Friday, March 4, 2011

Bad News...

Quando eu era miúda o meu objectivo de vida era ser grande, crescida. Definitivamente não fazia ideia das complicações que isso traria, da quantidade de vezes que não iria andar de baloiço ou ir até à praia sentir a areia entre os dedinhos dos pés. Nada sabia acerca de responsabilidades, ou do facto de que haveria sempre alguém a coordenar os meus passos, que eu não seria completamente "D. de Mim" ou "Sra. do Meu Nariz".
Eu era o trambolho da casa... com as minhas histórias estapafúrdias acerca de pessoas inventadas na minha cabeça, numa estranha tentativa de entrar nas conversas dos adultos no horário nobre das refeições. O meu pai sorria e olhava para mim como se cada palavra fosse verdadeira (ainda hoje faz questão de me recordar disso) e nunca ninguém contrariou as personagens fictícias que eu conscientemente criava.
Lembro-me de uma frase num dos meus diários que dizia "Memories may be beautiful and yet what is to painful to remember, we simply choose to forget" (As memórias podem ser bonitas mas mesmo assim escolhemos esquecer o que é demasiado doloroso). Isto tudo para dar o mote aquilo que me levou a escrever este texto. Quando o meu avô morreu eu tinha 7 anos. Lembro-me das hermezetas que lhe colocava no café (por ser diabético), dos passos curtos (cortesia do Parkinson) e do cabelo escuro, bem colado à cabeça, que alinhava com um vulgar pente de plástico castanho. Depois do meu avô seguiram-se outros, e com o passar do tempo a dor de perder alguém não diminui, apenas se tornou diferente.
Há uns dias atrás descobri um novo tipo de dor... Não lhe posso dar um nome, nem me vou atrever, mas posso dizer-vos que não há nada pior do que perder um filho. Quando me meti nesta coisa de ser enfermeira, devia saber que nem sempre seriam só os velhotes a morrer. Essa seria, certamente, a ordem natural das coisas.

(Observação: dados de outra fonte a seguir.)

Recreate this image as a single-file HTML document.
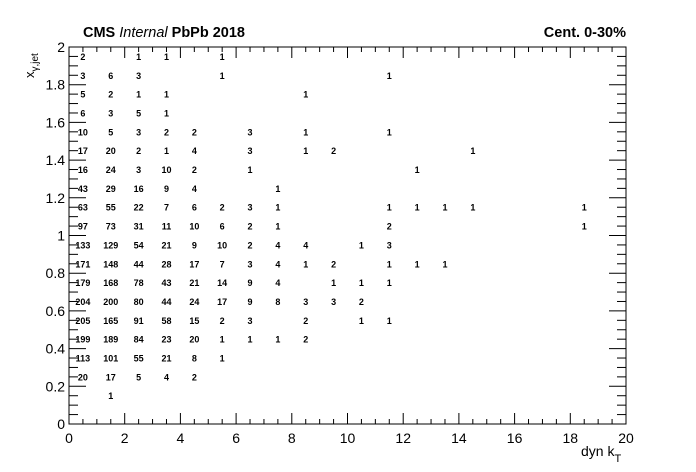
<!DOCTYPE html>
<html><head><meta charset="utf-8"><style>
html,body{margin:0;padding:0;background:#fff;}
svg{display:block;font-family:"Liberation Sans",Arial,sans-serif;}
</style></head><body>
<svg id="chart" width="696" height="472" viewBox="0 0 696 472" xmlns="http://www.w3.org/2000/svg">
<rect width="696" height="472" fill="#fff"/>
<text x="83" y="37" font-size="14.5" font-weight="bold">CMS <tspan font-style="italic" font-weight="normal">Internal</tspan> PbPb 2018</text>
<text x="626" y="37" font-size="14.5" font-weight="bold" text-anchor="end">Cent. 0-30%</text>
<text x="581" y="456" font-size="14">dyn k<tspan font-size="11" dy="6">T</tspan></text>
<text transform="translate(34,78) rotate(-90)" font-size="13">x<tspan font-size="10" dy="4">γ,jet</tspan></text>
<g id="axes"></g>
<g id="cells"></g>
</svg>
<script>
const xTickLabels=["0","2","4","6","8","10","12","14","16","18","20"];
const yTickLabels=["0","0.2","0.4","0.6","0.8","1","1.2","1.4","1.6","1.8","2"];
const cellX=[0.5,2.5,3.5,5.5, 0.5,1.5,2.5,5.5,11.5, 0.5,1.5,2.5,3.5,8.5, 0.5,1.5,2.5,3.5,
0.5,1.5,2.5,3.5,4.5,6.5,8.5,11.5, 0.5,1.5,2.5,3.5,4.5,6.5,8.5,9.5,14.5, 0.5,1.5,2.5,3.5,4.5,6.5,12.5,
0.5,1.5,2.5,3.5,4.5,7.5, 0.5,1.5,2.5,3.5,4.5,5.5,6.5,7.5,11.5,12.5,13.5,14.5,18.5,
0.5,1.5,2.5,3.5,4.5,5.5,6.5,7.5,11.5,18.5, 0.5,1.5,2.5,3.5,4.5,5.5,6.5,7.5,8.5,10.5,11.5,
0.5,1.5,2.5,3.5,4.5,5.5,6.5,7.5,8.5,9.5,11.5,12.5,13.5, 0.5,1.5,2.5,3.5,4.5,5.5,6.5,7.5,9.5,10.5,11.5,
0.5,1.5,2.5,3.5,4.5,5.5,6.5,7.5,8.5,9.5,10.5, 0.5,1.5,2.5,3.5,4.5,5.5,6.5,8.5,10.5,11.5,
0.5,1.5,2.5,3.5,4.5,5.5,6.5,7.5,8.5, 0.5,1.5,2.5,3.5,4.5,5.5, 0.5,1.5,2.5,3.5,4.5, 1.5];
const cellY=[1.95,1.95,1.95,1.95, 1.85,1.85,1.85,1.85,1.85, 1.75,1.75,1.75,1.75,1.75, 1.65,1.65,1.65,1.65,
1.55,1.55,1.55,1.55,1.55,1.55,1.55,1.55, 1.45,1.45,1.45,1.45,1.45,1.45,1.45,1.45,1.45, 1.35,1.35,1.35,1.35,1.35,1.35,1.35,
1.25,1.25,1.25,1.25,1.25,1.25, 1.15,1.15,1.15,1.15,1.15,1.15,1.15,1.15,1.15,1.15,1.15,1.15,1.15,
1.05,1.05,1.05,1.05,1.05,1.05,1.05,1.05,1.05,1.05, 0.95,0.95,0.95,0.95,0.95,0.95,0.95,0.95,0.95,0.95,0.95,
0.85,0.85,0.85,0.85,0.85,0.85,0.85,0.85,0.85,0.85,0.85,0.85,0.85, 0.75,0.75,0.75,0.75,0.75,0.75,0.75,0.75,0.75,0.75,0.75,
0.65,0.65,0.65,0.65,0.65,0.65,0.65,0.65,0.65,0.65,0.65, 0.55,0.55,0.55,0.55,0.55,0.55,0.55,0.55,0.55,0.55,
0.45,0.45,0.45,0.45,0.45,0.45,0.45,0.45,0.45, 0.35,0.35,0.35,0.35,0.35,0.35, 0.25,0.25,0.25,0.25,0.25, 0.15];
const cellCount=[2,1,1,1, 3,6,3,1,1, 5,2,1,1,1, 6,3,5,1,
10,5,3,2,2,3,1,1, 17,20,2,1,4,3,1,2,1, 16,24,3,10,2,1,1,
43,29,16,9,4,1, 63,55,22,7,6,2,3,1,1,1,1,1,1,
97,73,31,11,10,6,2,1,2,1, 133,129,54,21,9,10,2,4,4,1,3,
171,148,44,28,17,7,3,4,1,2,1,1,1, 179,168,78,43,21,14,9,4,1,1,1,
204,200,80,44,24,17,9,8,3,3,2, 205,165,91,58,15,2,3,2,1,1,
199,189,84,23,20,1,1,1,2, 113,101,55,21,8,1, 20,17,5,4,2, 1];

const X0=69,X1=626,Y0=424,Y1=47;
const sx=v=>X0+(v-0)/(20-0)*(X1-X0);
const sy=v=>Y0-(v-0)/(2-0)*(Y0-Y1);
const NS="http://www.w3.org/2000/svg";
const axes=document.getElementById('axes');
const cells=document.getElementById('cells');
function line(x1,y1,x2,y2){const l=document.createElementNS(NS,'line');
l.setAttribute('x1',x1);l.setAttribute('y1',y1);l.setAttribute('x2',x2);l.setAttribute('y2',y2);
l.setAttribute('stroke','#000');l.setAttribute('stroke-width','1');axes.appendChild(l);return l;}
const frame=document.createElementNS(NS,'rect');
frame.setAttribute('x',X0);frame.setAttribute('y',Y1);frame.setAttribute('width',X1-X0);frame.setAttribute('height',Y0-Y1);
frame.setAttribute('fill','none');frame.setAttribute('stroke','#000');


axes.appendChild(frame);
for(let i=0;i<=40;i++){const v=i*0.5,x=sx(v),len=(i%4===0)?11:5;
 line(x,Y0,x,Y0-len);line(x,Y1,x,Y1+len);}
for(let i=0;i<=40;i++){const v=i*0.05,y=sy(v),len=(i%4===0)?17:9;
 line(X0,y,X0+len,y);line(X1,y,X1-len,y);}
xTickLabels.forEach(s=>{const t=document.createElementNS(NS,'text');
 t.setAttribute('x',sx(+s));t.setAttribute('y',Y0+19);t.setAttribute('font-size','14');t.setAttribute('text-anchor','middle');
 t.textContent=s;
 
 
 axes.appendChild(t);});
yTickLabels.forEach(s=>{const t=document.createElementNS(NS,'text');
 t.setAttribute('x',X0-4);t.setAttribute('y',sy(+s)+5);t.setAttribute('font-size','14');t.setAttribute('text-anchor','end');
 t.textContent=s;
 
 
 axes.appendChild(t);});
for(let i=0;i<cellCount.length;i++){const t=document.createElementNS(NS,'text');
 t.setAttribute('x',sx(cellX[i]));t.setAttribute('y',sy(cellY[i])+3.5);
 t.setAttribute('font-size','9');t.setAttribute('font-weight','bold');t.setAttribute('text-anchor','middle');
 t.textContent=cellCount[i];
 
 
 cells.appendChild(t);}
</script>
</body></html>
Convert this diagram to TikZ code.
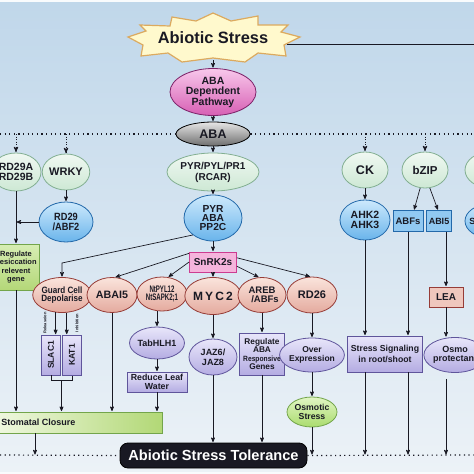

A maior parte da minha família e amigos muitas vezes me pergunta como é que eu consigo lidar com miúdos que pesam menos, ou pouco mais, que 1kg de arroz... Eu sorrio e respondo que a maior parte das vezes as coisas até acabam bem, que observar e fazer parte da ligação especial que se estabelece entre pais e filhos é algo mágico. E é verdade, sinto o que digo.
Mas não há nada pior que perder um filho... Ver os sonhos, a esperança e o amor despedaçarem-se num só segundo quando alguém telefona do hospital e diz "Preciso de falar consigo. Temo que tenha más notícias". A dor é cortante, mesmo para aqueles a quem ela não pertence por direito. Então apercebo-me da parte mais difícil do trabalho... ver e sentir a dor de outrem, tentar ajudar e apoiar, estar presente mas dar espaço para a privacidade, e não saber como fazer tudo isto de forma correcta.
Não, este não é um texto leve, alegre ou jovial. Contudo, e como diriam os meus antigos professores de enfermagem, a morte é parte do ciclo da vida e devemos arranjar espaço para falar abertamente sobre ela. Certamente que não a faz desaparecer, mas talvez nos ajude a lidar melhor com quem sofre com a sua chegada...

2 comments:

Anonymous said...

"Já viste, numa tarde de Outono, cair as folhas mortas? Assim caem todos os dias as almas na eternidade. Um dia, a folha caída serás tu."
(Josemaria Escrivá)

Sardanisca said...

Obrigada pelo comentário candre1974. :) Por acaso sempre gostei do Outono (talvez por ter nascido nessa altura) e tenho um carinho especial pelo manto de cores que todos os anos cobrem o chão e fertilizam, e alimentam, as gerações seguintes. Não temo ser folha caída... temo a dor de ver as folhas da minha vida cairem diante de mim sem eu poder fazer nada.